A natural formation scenario for misaligned and short-period eccentric extrasolar planets

TL;DR

This paper proposes a formation scenario where gas capture in star clusters causes misaligned and short-period eccentric exoplanets, challenging the idea that planetary systems form in isolation.

Contribution

It introduces a new mechanism involving gas capture in star clusters that explains the misalignment and eccentricity of some exoplanets.

Findings

Gas capture can tilt planetary discs to retrograde orientations.

Dense gas inflows promote rapid planet formation.

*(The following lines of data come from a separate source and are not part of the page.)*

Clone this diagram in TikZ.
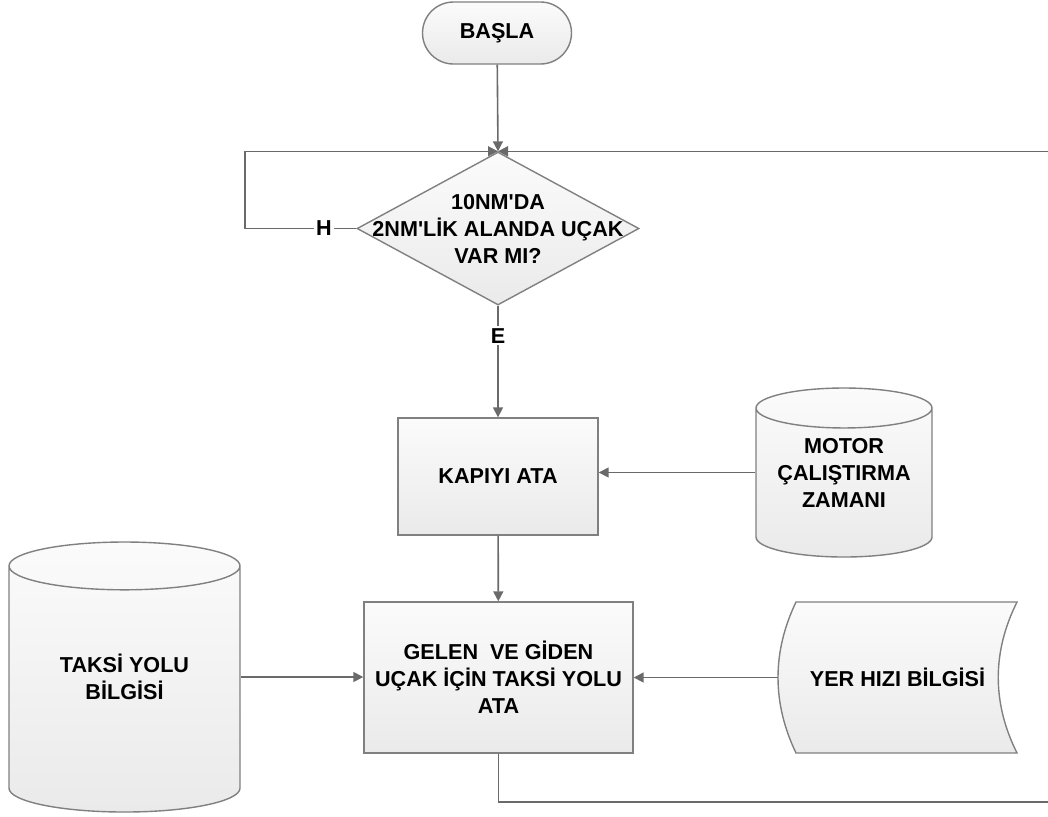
\documentclass[tikz,border=0pt]{standalone}
\usepackage{fontspec}
\setmainfont{Liberation Sans}
\usetikzlibrary{shapes.geometric,arrows.meta}

\definecolor{edgegray}{HTML}{808080}
\definecolor{linegray}{HTML}{6A6A6A}
\definecolor{filltop}{HTML}{FBFBFB}
\definecolor{fillbot}{HTML}{EAEAEA}

\begin{document}
\begin{tikzpicture}[x=0.5pt, y=-0.5pt,
	every node/.style={font=\fontsize{10.8}{13.5}\selectfont\bfseries, align=center},
	block/.style={draw=edgegray, line width=0.7pt, top color=filltop, bottom color=fillbot, inner sep=0pt},
	terminal/.style={block, rectangle, rounded corners=15.5pt, minimum width=74.5pt, minimum height=31pt},
	decision/.style={block, diamond, minimum width=141pt, minimum height=76.5pt},
	process/.style={block, rectangle},
	store/.style={block, cylinder, shape border rotate=90, aspect=0.4, anchor=shape center},
	flow/.style={draw=linegray, line width=0.8pt, -{Triangle[length=5pt,width=5pt]}},
	tag/.style={fill=white, inner sep=1pt}]

	\useasboundingbox (0,0) rectangle (1048,816);

	% Flowchart elements

	\node [terminal] (start) at (497,33) {BAŞLA};
	\node [decision] (q) at (498,228.5) {};
	\node (qtext) at (q) {10NM\textquotesingle DA\\2NM\textquotesingle LİK ALANDA UÇAK\\VAR MI?};
	\node [process, minimum width=100pt, minimum height=58.5pt] (gate) at (498,476.5) {KAPIYI ATA};
	\node [process, minimum width=134.5pt, minimum height=75.5pt] (taxi) at (498.5,677.5) {GELEN~ VE GİDEN\\UÇAK İÇİN TAKSİ YOLU\\ATA};

	% Databases
	\node [store, aspect=0.3, minimum width=88pt, minimum height=84.5pt] (motor) at (844,472.5) {\phantom{ÇALIŞTIRMA}};
	\node (mtext) at (motor.shape center) {MOTOR\\ÇALIŞTIRMA\\ZAMANI};
	\node [store, aspect=0.37, minimum width=115.5pt, minimum height=135pt] (route) at (124.5,677) {\phantom{TAKSİ YOLU}};
	\node (rtext) at (route.shape center) {TAKSİ YOLU\\BİLGİSİ};

	% Stored data
	\path [block] (796,602) .. controls (772,652) and (772,703) .. (796,753) -- (1017,753)
		.. controls (992,703) and (992,652) .. (1017,602) -- cycle;
	\node [minimum width=119.5pt, minimum height=75.5pt] (speed) at (897.5,677.5) {YER HIZI BİLGİSİ};

	% Loop corners
	\coordinate (loopL) at (245,228.5);
	\coordinate (loopR) at (1056,802);

	% Connectors

	\draw [flow] (start) -- (q.north);
	\draw [flow] (q.west) -- node [tag, pos=0.29] {H} (loopL) |- (q.north);
	\draw [flow] (q.south) -- node [tag, pos=0.27] {E} (gate);
	\draw [flow] (motor.west |- motor.shape center) -- (motor.shape center -| gate.east);
	\draw [flow] (gate) -- (taxi);
	\draw [flow] (route.east |- route.shape center) -- (route.shape center -| taxi.west);
	\draw [flow] (speed.west) -- (taxi.east);
	\draw [flow] (taxi.south) |- (loopR) |- (q.north);

\end{tikzpicture}
\end{document}
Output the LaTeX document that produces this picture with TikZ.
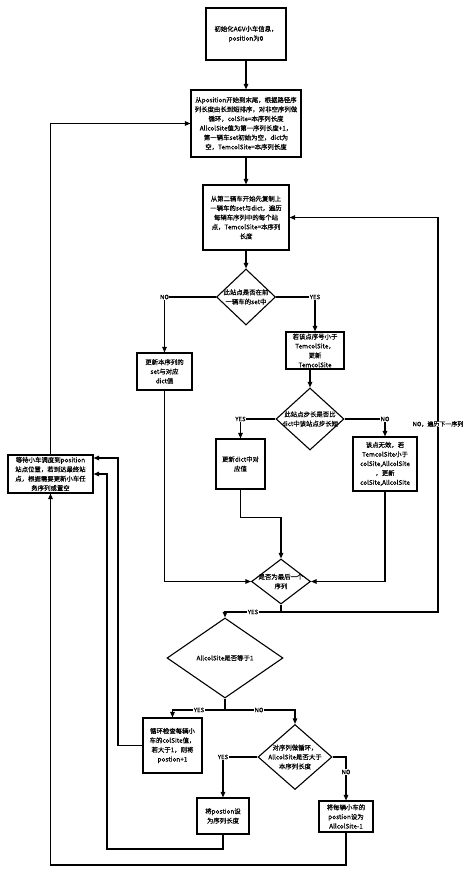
\documentclass[tikz,border=0pt]{standalone}
\usepackage{fontspec}
\setmainfont{Noto Sans CJK SC}[FakeBold=0.5]
\usetikzlibrary{shapes.geometric,arrows.meta}
\newcommand{\myft}{\fontsize{6.4}{9.4}\selectfont}
\newcommand{\mylf}{\fontsize{6}{7}\selectfont}
\tikzset{
  box/.style={draw, line width=1.1pt, align=center, inner sep=1pt, font=\myft},
  dia/.style={draw, diamond, line width=1.1pt, inner sep=0pt},
  dtxt/.style={align=center, inner sep=0pt, font=\myft},
  lbl/.style={fill=white, inner sep=0.6pt, font=\mylf},
  conn/.style={line width=1.1pt},
  arr/.style={conn, -{Triangle[length=5.5pt,width=4.5pt]}},
}
\begin{document}
\begin{tikzpicture}[x=1pt,y=-1pt]
\fill[white] (0,0) rectangle (474,874);
\useasboundingbox (0,0) rectangle (474,874);

% boxes
\node[box, minimum width=80pt, minimum height=52pt] (b1) at (246,34) {初始化AGV小车信息，\\position为0};
\node[box, minimum width=110pt, minimum height=67pt] (b2) at (246,123.5) {从position开始到末尾，根据路径序\\列长度由长到短排序，对非空序列做\\循环，colSite=本序列长度\\AllcolSite值为第一序列长度+1，\\第一辆车set初始为空，dict为\\空，TemcolSite=本序列长度};
\node[box, minimum width=86pt, minimum height=65pt] (b3) at (246,217.5) {从第二辆车开始先复制上\\一辆车的set与dict，遍历\\每辆车序列中的每个站\\点，TemcolSite=本序列\\长度};

\node[dia, minimum width=59pt, minimum height=56pt] (d1) at (246,297) {};
\node[dtxt] at (d1) {此站点是否在前\\一辆车的set中};

\node[box, minimum width=55pt, minimum height=37pt] (b4) at (164.5,371.5) {更新本序列的\\set与对应\\dict值};
\node[box, minimum width=58pt, minimum height=37pt] (b5) at (315,350.5) {若该点序号小于\\TemcolSite，\\更新\\TemcolSite};

\node[dia, minimum width=68pt, minimum height=62pt] (d2) at (310,419) {};
\node[dtxt] at (d2) {此站点步长是否比\\dict中该站点步长短};

\node[box, minimum width=49pt, minimum height=50pt] (b6) at (240.5,464) {更新dict中对\\应值};
\node[box, minimum width=64pt, minimum height=54pt] (b7) at (385,464) {该点无效，若\\TemcolSite小于\\colSite,AllcolSite\\，更新\\colSite,AllcolSite};

\node[dia, minimum width=59pt, minimum height=45pt] (d3) at (281,581.5) {};
\node[dtxt] at (d3) {是否为最后一个\\序列};

\node[dia, minimum width=116pt, minimum height=80pt] (d4) at (225,658) {};
\node[dtxt] at (d4) {AllcolSite是否等于1};

\node[box, minimum width=59pt, minimum height=55pt] (b8) at (172.5,745.5) {循环检查每辆小\\车的colSite值，\\若大于1，则将\\postion+1};

\node[dia, minimum width=74pt, minimum height=65pt] (d5) at (295,757) {};
\node[dtxt] at (d5) {对序列做循环，\\AllcolSite是否大于\\本序列长度};

\node[box, minimum width=52pt, minimum height=36pt] (b9) at (223,816) {将postion设\\为序列长度};
\node[box, minimum width=54pt, minimum height=31pt] (b10) at (346,816.5) {将每辆小车的\\postion设为\\AllcolSite-1};

\node[box, minimum width=85pt, minimum height=38pt] (wt) at (50.5,474) {等待小车调度到position\\站点位置，若到达最终站\\点，根据需要更新小车任\\务序列或置空};

% coordinates
\coordinate (j1) at (281,612);
\coordinate (c1) at (438,612);
\coordinate (j2) at (225,710);
\coordinate (c2) at (118,458);
\coordinate (c3) at (107,849);
\coordinate (c4) at (50.5,865);

% connectors
\draw[arr] (b1) -- (b2);
\draw[arr] (b2) -- (b3);
\draw[arr] (b3) -- (d1);
\draw[arr] (d1.west) -| (b4.north);
\draw[arr] (d1.east) -| (b5.north);
\draw[arr] (b5.south -| d2.north) -- (d2.north);
\draw[arr] (d2.west) -| (b6.north);
\draw[arr] (d2.east) -| (b7.north);
\draw[arr] (b4.south) |- (d3.west);
\draw[arr] (b7.south) |- (d3.east);
\draw[arr] (b6.south) -- ++(0,28) -| (d3.north);
\draw[conn] (d3.south) -- (j1);
\draw[arr] (j1) -| (d4.north);
\draw[arr] (j1) -- (c1) |- (b3.east);
\draw[conn] (d4.south) -- (j2);
\draw[arr] (j2) -| (b8.north);
\draw[arr] (j2) -| (d5.north);
\draw[arr] (d5.west) -| (b9.north);
\draw[arr] (d5.east) -| (b10.north);
\draw[arr] (b8.west) -| (c2) -- (wt.east |- c2);
\draw[arr] (b9.south) |- (c3) -- (c3 |- wt.east) -- (wt.east);
\draw[arr] (b10.south) |- (c4) -- (wt.south);
\draw[arr] (wt.north) |- (b2.west);

% labels
\node[lbl] at (b4.north |- d1.west) {NO};
\node[lbl] at (b5.north |- d1.east) {YES};
\node[lbl] at (b6.north |- d2.west) {YES};
\node[lbl] at (b7.north |- d2.east) {NO};
\node[lbl] at (253,612) {YES};
\node[lbl] at (438,424) {NO，遍历下一序列};
\node[lbl] at (199,710) {YES};
\node[lbl] at (259,710) {NO};
\node[lbl] at (b9.north |- d5.west) {YES};
\node[lbl] at (346,772) {NO};
\end{tikzpicture}
\end{document}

Pre-existing systems can become misaligned and eccentric due to gas inflows.

Abstract

Recent discoveries of strongly misaligned transiting exoplanets pose a challenge to the established planet formation theory which assumes planetary systems to form and evolve in isolation. However, the fact that the majority of stars actually do form in star clusters raises the question how isolated forming planetary systems really are. Besides radiative and tidal forces the presence of dense gas aggregates in star-forming regions are potential sources for perturbations to protoplanetary discs or systems. Here we show that subsequent capture of gas from large extended accretion envelopes onto a passing star with a typical circumstellar disc can tilt the disc plane to retrograde orientation, naturally explaining the formation of strongly inclined planetary systems. Furthermore, the inner disc regions may become denser, and thus more prone to speedy coagulation and planet formation. Pre-existing planetary systems are compressed by gas inflows leading to a natural occurrence of close-in misaligned hot Jupiters and short-period eccentric planets. The likelihood of such events mainly depends on the gas content of the cluster and is thus expected to be highest in the youngest star clusters.